🚧 Note: Data warehouse integration is currently considered in
beta
. We are keen to gather as much feedback as possible so if you try this out please let us know. You can email daniel.b@posthog.com, send feedback via the in-app support panel, or use one of our other support options.
Experiment metrics are always event-based: something happens at a certain point in time. If one of your data warehouse tables includes event-like data, you can use it as a primary or secondary metric for your trends experiment.
To use a data warehouse table with an experiment, you'll first need to join the 'events' table to your data warehouse table:
- Navigate to Data warehouse and click on 'Add join' from the triple dot menu next to your table.

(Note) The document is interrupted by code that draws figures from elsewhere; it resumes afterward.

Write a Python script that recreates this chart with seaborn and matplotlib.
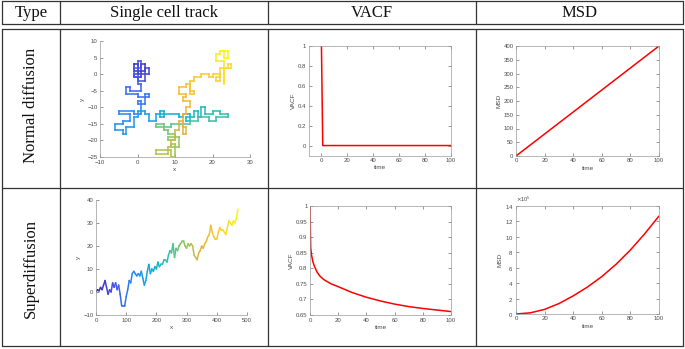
import matplotlib
matplotlib.use("Agg")
import matplotlib.pyplot as plt
from matplotlib.collections import LineCollection
from matplotlib.colors import LinearSegmentedColormap
from matplotlib.ticker import ScalarFormatter
import numpy as np
import seaborn as sns

# ---------------- data ----------------
header = ["Type", "Single cell track", "VACF", "MSD"]
row_labels = ["Normal diffusion", "Superdiffusion"]

# lattice random walk (corners of the path), normal diffusion
normal_track = [
    (0, 0), (0, 3), (-1, 3), (-1, 1), (2, 1), (2, 3), (1, 3), (1, -1), (-1, -1),
    (-1, 0), (3, 0), (3, 2), (2, 2), (2, -2), (0, -2), (0, 4), (1, 4), (1, 2),
    (-1, 2), (-1, -1), (0, -1), (0, -3), (1, -3),
    (1, -5), (-2, -5), (-2, -4), (-3, -4), (-3, -6), (0, -6), (0, -7), (3, -7),
    (3, -6), (2, -6), (2, -9), (0, -9), (0, -8), (1, -8), (1, -12), (-1, -12),
    (-1, -11), (-5, -11), (-5, -12), (-2, -12), (-2, -14), (-4, -14), (-4, -15),
    (-6, -15), (-6, -17), (-4, -17), (-4, -18), (-3, -18), (-3, -16), (-1, -16),
    (-1, -13), (0, -13), (0, -11), (2, -11), (2, -12),
    (3, -12), (3, -14), (5, -14), (5, -12), (6, -12), (6, -11), (7, -11), (7, -13),
    (6, -13), (6, -12), (11, -12), (11, -13), (12, -13), (12, -12), (14, -12),
    (14, -14), (13, -14), (13, -13), (15, -13),
    (15, -11), (16, -11), (16, -13), (17, -13), (17, -10), (18, -10), (18, -12),
    (20, -12), (20, -11), (22, -11), (22, -12), (24, -12), (24, -13), (21, -13),
    (21, -14), (19, -14), (19, -13), (16, -13), (16, -14), (14, -14), (14, -15),
    (12, -15),
    (9, -15), (9, -16), (5, -16), (5, -15), (7, -15), (7, -17), (8, -17), (8, -18),
    (10, -18),
    (10, -20), (8, -20), (8, -19), (11, -19), (11, -22), (9, -22), (9, -21),
    (10, -21), (10, -25), (9, -25), (9, -23), (5, -23), (5, -24), (8, -24),
    (8, -22), (9, -22), (9, -20), (10, -20), (10, -17),
    (11, -17), (11, -14), (12, -14), (12, -18), (13, -18), (13, -16), (12, -16),
    (12, -12), (13, -12), (13, -10), (14, -10), (14, -8), (12, -8), (12, -7),
    (13, -7), (13, -6), (11, -6), (11, -4), (13, -4), (13, -3), (14, -3), (14, -5),
    (15, -5), (15, -6), (14, -6), (14, -2),
    (15, -2), (15, -1), (17, -1), (17, 0), (19, 0), (19, -1), (20, -1), (20, 0),
    (22, 0), (22, -2), (21, -2), (21, -1), (22, -1),
    (22, 2), (24, 2), (24, 3), (25, 3), (25, 2), (23, 2), (23, -3), (23, 4),
    (21, 4), (21, 6), (22, 6), (22, 7), (23, 7), (23, 5), (24, 5), (24, 7), (22, 7),
]

# superdiffusive track
super_x = [0, 5, 10, 15, 20, 25, 30, 35, 40, 45, 50, 55, 60, 65, 70, 75, 80, 85,
           90, 95, 100, 105, 110, 115, 120, 125, 130, 135, 140, 145, 150, 155,
           160, 165, 170, 175, 180, 185, 190, 195, 200, 205, 210, 215, 220, 225,
           230, 235, 240, 245, 250, 255, 260, 265, 270, 275, 280, 285, 290, 295,
           300, 305, 310, 315, 320, 325, 330, 335, 340, 345, 350, 355, 360, 365,
           370, 375, 380, 385, 390, 395, 400, 405, 410, 415, 420, 425, 430, 435,
           440, 445, 450, 455, 460, 465, 470]
super_y = [0, 1, 0.5, 2, 1, 3, 5, 2, -1, 1, 0, 4, 2, 4, 1, 3, -1, -6, -6, -6,
           -2, 1, 5, 4, 8, 9, 8, 7, 8, 7, 9, 6, 3, 5, 9, 12, 8, 10, 9, 11, 10,
           13, 11, 12, 12, 14, 14, 13, 16, 18, 17, 21, 15, 19, 18, 20, 21, 22,
           22, 20, 19, 21, 20, 21, 20, 16, 15, 14, 17, 18, 20, 19, 21, 22, 24,
           25, 29, 26, 24, 23, 23, 26, 28, 27, 27, 26, 25, 28, 31, 30, 29, 31,
           30, 32, 36]

vacf_normal_t = [0, 1, 100]
vacf_normal = [1, 0, 0]
msd_normal_t = [0, 20, 40, 60, 80, 100]
msd_normal = [0, 80, 160, 240, 320, 400]

vacf_super_t = [0, 0.5, 1, 2, 3, 5, 7, 10, 15, 20, 30, 40, 50, 60, 70, 80, 90, 100]
vacf_super = [1.0, 0.865, 0.845, 0.822, 0.808, 0.788, 0.775, 0.763, 0.750,
              0.741, 0.722, 0.707, 0.695, 0.685, 0.677, 0.671, 0.666, 0.661]
msd_super_t = [0, 10, 20, 30, 40, 50, 60, 70, 80, 90, 100]
msd_super = [0, 0.15e5, 0.6e5, 1.35e5, 2.35e5, 3.5e5, 4.85e5, 6.45e5, 8.3e5,
             10.4e5, 12.7e5]

# ---------------- style ----------------
sns.set_theme(style="white")
plt.rcParams["font.family"] = ["Liberation Sans", "DejaVu Sans"]

parula = LinearSegmentedColormap.from_list("parula", [
    (0.00, (0.24, 0.15, 0.66)), (0.12, (0.27, 0.33, 0.95)),
    (0.28, (0.13, 0.55, 0.95)), (0.40, (0.05, 0.69, 0.84)),
    (0.50, (0.18, 0.75, 0.68)), (0.62, (0.55, 0.78, 0.35)),
    (0.75, (0.92, 0.70, 0.22)), (0.88, (0.99, 0.80, 0.19)),
    (1.00, (0.98, 0.96, 0.08))])

W, H = 685, 349
fig = plt.figure(figsize=(W / 100, H / 100), dpi=100)

# table frame drawn in pixel coordinates
bg = fig.add_axes([0, 0, 1, 1])
bg.set_xlim(0, W)
bg.set_ylim(H, 0)
bg.axis("off")
lc = "#333333"
for y in [1, 24, 29, 188, 346]:
    bg.plot([2, 683], [y, y], color=lc, lw=0.9)
for x in [2, 60.5, 268, 476, 683]:
    bg.plot([x, x], [1, 24], color=lc, lw=0.9)
    bg.plot([x, x], [29, 346], color=lc, lw=0.9)

serif = ["Liberation Serif", "DejaVu Serif"]
for txt, cx in zip(header, [31, 164, 372, 580]):
    bg.text(cx, 13, txt, family=serif, fontsize=12, ha="center", va="center",
            color="#111111")
for txt, cy in zip(row_labels, [105, 268]):
    bg.text(31, cy, txt, family=serif, fontsize=12, ha="center", va="center",
            rotation=90, color="#111111")


def add_ax(left, right, top, bottom):
    return fig.add_axes([left / W, 1 - bottom / H, (right - left) / W,
                         (bottom - top) / H])


def style(ax, box):
    ax.set_facecolor("white")
    ax.tick_params(direction="in", length=2, width=0.4, labelsize=4.3,
                   colors="#4a4a4a", pad=1.8, top=box, right=box,
                   bottom=True, left=True)
    for side, sp in ax.spines.items():
        sp.set_linewidth(0.5)
        sp.set_color("#9a9a9a")
        if not box and side in ("top", "right"):
            sp.set_visible(False)
    ax.grid(False)


def label(ax, xl, yl):
    ax.set_xlabel(xl, fontsize=4.6, color="#4a4a4a", labelpad=1.5)
    ax.set_ylabel(yl, fontsize=4.6, color="#4a4a4a", labelpad=1.5)


# --- normal diffusion track ---
ax1 = add_ax(100, 250, 41, 157)
pts = np.array(normal_track, dtype=float)
segs = np.stack([pts[:-1], pts[1:]], axis=1)
seglen = np.abs(pts[1:] - pts[:-1]).sum(axis=1)
mid = (np.cumsum(seglen) - seglen / 2) / seglen.sum()
ax1.add_collection(LineCollection(segs, colors=parula(mid), linewidths=1.1,
                                  capstyle="projecting", joinstyle="miter"))
ax1.set_xlim(-10, 30)
ax1.set_ylim(-25, 10)
ax1.set_xticks([-10, 0, 10, 20, 30])
ax1.set_yticks(range(-25, 11, 5))
style(ax1, False)
label(ax1, "x", "y")

# --- normal VACF ---
ax2 = add_ax(308.5, 451, 46, 155.5)
sns.lineplot(x=vacf_normal_t, y=vacf_normal, ax=ax2, color="red", lw=1.1,
             estimator=None, sort=False)
ax2.set_xlim(-10, 100)
ax2.set_ylim(-0.1, 1)
ax2.set_xticks([0, 20, 40, 60, 80, 100])
ax2.set_yticks([0, 0.2, 0.4, 0.6, 0.8, 1])
ax2.set_yticklabels(["0", "0.2", "0.4", "0.6", "0.8", "1"])
style(ax2, True)
label(ax2, "time", "VACF")

# --- normal MSD ---
ax3 = add_ax(516, 659, 46, 156)
sns.lineplot(x=msd_normal_t, y=msd_normal, ax=ax3, color="red", lw=1.1,
             estimator=None, sort=False)
ax3.set_xlim(0, 100)
ax3.set_ylim(0, 400)
ax3.set_xticks([0, 20, 40, 60, 80, 100])
ax3.set_yticks(range(0, 401, 50))
style(ax3, True)
label(ax3, "time", "MSD")

# --- superdiffusion track ---
ax4 = add_ax(96, 247, 200, 315)
sp = np.column_stack([super_x, super_y]).astype(float)
ssegs = np.stack([sp[:-1], sp[1:]], axis=1)
sfrac = np.linspace(0, 1, len(ssegs))
ax4.add_collection(LineCollection(ssegs, colors=parula(sfrac), linewidths=1.1,
                                  capstyle="round"))
ax4.set_xlim(0, 500)
ax4.set_ylim(-10, 40)
ax4.set_xticks(range(0, 501, 100))
ax4.set_yticks(range(-10, 41, 10))
style(ax4, False)
label(ax4, "x", "y")

# --- superdiffusion VACF ---
ax5 = add_ax(310, 451, 206, 315)
sns.lineplot(x=vacf_super_t, y=vacf_super, ax=ax5, color="red", lw=1.1,
             estimator=None, sort=False)
ax5.set_xlim(0, 100)
ax5.set_ylim(0.65, 1)
ax5.set_xticks([0, 20, 40, 60, 80, 100])
ax5.set_yticks([0.65, 0.7, 0.75, 0.8, 0.85, 0.9, 0.95, 1])
ax5.set_yticklabels(["0.65", "0.7", "0.75", "0.8", "0.85", "0.9", "0.95", "1"])
style(ax5, True)
label(ax5, "time", "VACF")

# --- superdiffusion MSD ---
ax6 = add_ax(516, 659, 206, 314)
sns.lineplot(x=msd_super_t, y=msd_super, ax=ax6, color="red", lw=1.1,
             estimator=None, sort=False)
ax6.set_xlim(0, 100)
ax6.set_ylim(0, 14e5)
ax6.set_xticks([0, 20, 40, 60, 80, 100])
ax6.set_yticks(np.arange(0, 14.1e5, 2e5))
fmt = ScalarFormatter(useMathText=True)
fmt.set_powerlimits((5, 5))
ax6.yaxis.set_major_formatter(fmt)
ax6.yaxis.get_offset_text().set_fontsize(4)
ax6.yaxis.get_offset_text().set_color("#4a4a4a")
style(ax6, True)
label(ax6, "time", "MSD")

fig.savefig("out.png", dpi=100)
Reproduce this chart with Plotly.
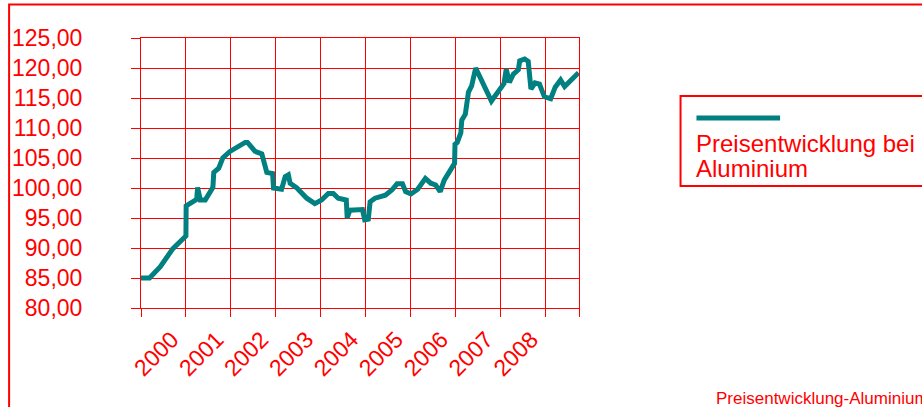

- Join the 'events' table to your data warehouse table:
a. Under 'Source Table Key', specify a column that holds the value of the
distinct_id
present for the$feature_flag_called
event. b. Check 'Optimize for Experiments' to ensure only the most recent matching event is joined to your table. c. Under 'Source Timestamp Key', specify a column that represents the timestamp of the table row. It will be compared with the event timestamp to determine the most recent$feature_flag_called
event for the row.
Once you've joined the 'events' table to your data warehouse table, you can use the data warehouse table in the experiment goal or as a secondary metric:
- When picking an experiment goal, click on the 'Data warehouse tables' category and select your table.
- Specify the columns in your data warehouse table that represent the unique ID, the distinct ID, and the timestamp.
When you select a data warehouse table as an experiment goal or secondary metric, PostHog sees it as an 'events-like' table and is thus able to use it to calculate results.
The PostHog uses the join to the 'events' table to determine which variant a given data warehouse table row is associated with. For trends experiments, the most recent $feature_flag_called
event before the row represents their active variant assignment:
Data Warehouse: timestamp=2024-01-03 12:00, distinct_id=user1 Events:
- 2024-01-02 12:00: (user1, variant='control') <- This event will be joined
- 2024-01-03 18:00: (user1, variant='test') <- Ignored (occurs after data warehouse timestamp)